One final note: If your vehicle has aluminum suspension components (e.g., 2022+ Toyota Tacoma TRD Pro with forged aluminum control arms), skip zinc-rich products entirely. Use only neutral pH inhibitors like Boeshield T-9—zinc can cause galvanic corrosion on Al 6061-T6 per ASTM G71.

People Also Ask

• Can I use WD-40 on brake calipers? Yes—for initial moisture displacement before cleaning. But never as a lubricant or protective coating. Caliper slide pins require high-temp synthetic grease meeting NLGI GC-LB specification (e.g., Permatex Ultra Disc Brake Caliper Lubricant, P/N 80048).
• Is WD-40 Specialist Corrosion Inhibitor different from regular WD-40? Yes. It contains volatile corrosion inhibitors (VCI) and leaves a waxy residue. Still, its ASTM B117 rating is only 48 hours—half that of Boeshield T-9. Not suitable for undercarriage or structural parts.
• What’s the best anti-rust for exhaust systems? Never use petroleum-based sprays on hot exhaust. Use high-temp ceramic coatings rated to 1,200°F (e.g., Cerakote Engine Ceramic Coating, P/N CER-COAT-ENG-1200). Regular rust inhibitors degrade instantly above 400°F.

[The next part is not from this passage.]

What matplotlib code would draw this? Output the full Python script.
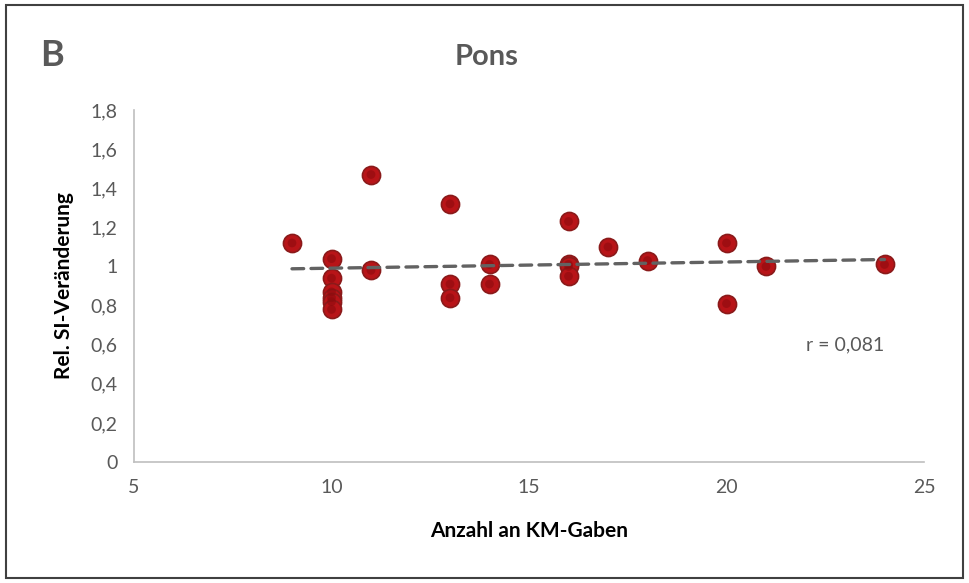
import numpy as np
import matplotlib.pyplot as plt
from matplotlib.patches import Rectangle

plt.rcParams["font.family"] = ["Lato", "DejaVu Sans"]

# Anzahl an KM-Gaben vs. relative SI-Veraenderung (Pons)
km_gaben = [9, 10, 10, 10, 10, 10, 10, 11, 11, 13, 13, 13, 14, 14,
            16, 16, 16, 16, 17, 18, 20, 20, 21, 24]
si_change = [1.12, 1.04, 0.94, 0.87, 0.84, 0.82, 0.78, 1.47, 0.98, 1.32, 0.91, 0.84, 1.01, 0.91,
             1.23, 1.01, 1.00, 0.95, 1.10, 1.03, 1.12, 0.81, 1.00, 1.01]
x_ticks = [5, 10, 15, 20, 25]
y_ticks = [0, 0.2, 0.4, 0.6, 0.8, 1.0, 1.2, 1.4, 1.6, 1.8]
y_labels = ["0", "0,2", "0,4", "0,6", "0,8", "1", "1,2", "1,4", "1,6", "1,8"]

grey = "#595959"

fig = plt.figure(figsize=(9.69, 5.83), dpi=100)
fig.patches.append(Rectangle((0.006, 0.009), 0.988, 0.982, transform=fig.transFigure,
                             fill=False, edgecolor="#404040", linewidth=1.5))

ax = fig.add_axes([134 / 969, 1 - 462 / 583, (924 - 134) / 969, (462 - 110) / 583])
ax.set_xlim(5, 25)
ax.set_ylim(0, 1.8)

# linear trend line over the data range
x = np.array(km_gaben, dtype=float)
y = np.array(si_change)
slope, intercept = np.polyfit(x, y, 1)
xs = np.array([x.min(), x.max()])
ax.plot(xs, slope * xs + intercept, color="#626262", linewidth=2.4,
        linestyle=(0, (3.5, 2.2)), zorder=3, solid_capstyle="round", dash_capstyle="round")

ax.scatter(km_gaben, si_change, s=170, color="#B81418", edgecolors="#8A1A1A",
           linewidths=1.2, zorder=2)
ax.scatter(km_gaben, si_change, s=40, color="#8E0B0E", edgecolors="none", zorder=2.1, alpha=0.6)

for side in ["top", "right"]:
    ax.spines[side].set_visible(False)
for side in ["left", "bottom"]:
    ax.spines[side].set_color("#BFBFBF")
    ax.spines[side].set_linewidth(1.2)

ax.set_xticks(x_ticks)
ax.set_yticks(y_ticks)
ax.set_yticklabels(y_labels)
ax.tick_params(length=0, labelsize=14, colors=grey, pad=12)
ax.tick_params(axis="x", pad=12)

ax.set_xlabel("Anzahl an KM-Gaben", fontsize=15, fontweight="bold", color="black", labelpad=18)
ax.set_ylabel("Rel. SI-Veränderung", fontsize=15, fontweight="bold", color="black", labelpad=12)

fig.text(487 / 969, 1 - 57 / 583, "Pons", ha="center", va="center", fontsize=21,
         fontweight="bold", color=grey)
fig.text(40 / 969, 1 - 55 / 583, "B", ha="left", va="center", fontsize=26,
         fontweight="bold", color=grey)
ax.text(22.0, 0.6, "r = 0,081", fontsize=14, color=grey, ha="left", va="center")

fig.savefig("out.png", dpi=100)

• Does vinegar remove rust permanently? No. White vinegar (5% acetic acid) dissolves surface rust but leaves metal porous and reactive. Always follow with phosphoric acid treatment (e.g., Naval Jelly) and a barrier coat. Vinegar alone increases pitting per ASTM G1—it accelerates failure.
• How often should I reapply rust protection? Depends on climate and exposure. In rust-belt states (OH, MI, PA), reapply every 6 months on suspension; annually on frame. In desert climates (AZ, NV), every 24 months suffices—unless vehicle sees frequent off-road use with mud/debris trapping.
• Are rust converters worth it? Yes—if rust is light-to-moderate (depth <0.005”). Products like Corroseal (P/N 301) convert Fe₂O₃ to inert magnetite (Fe₃O₄) per MIL-DTL-16232G. But they’re useless on heavy scale or pitted metal—grind first.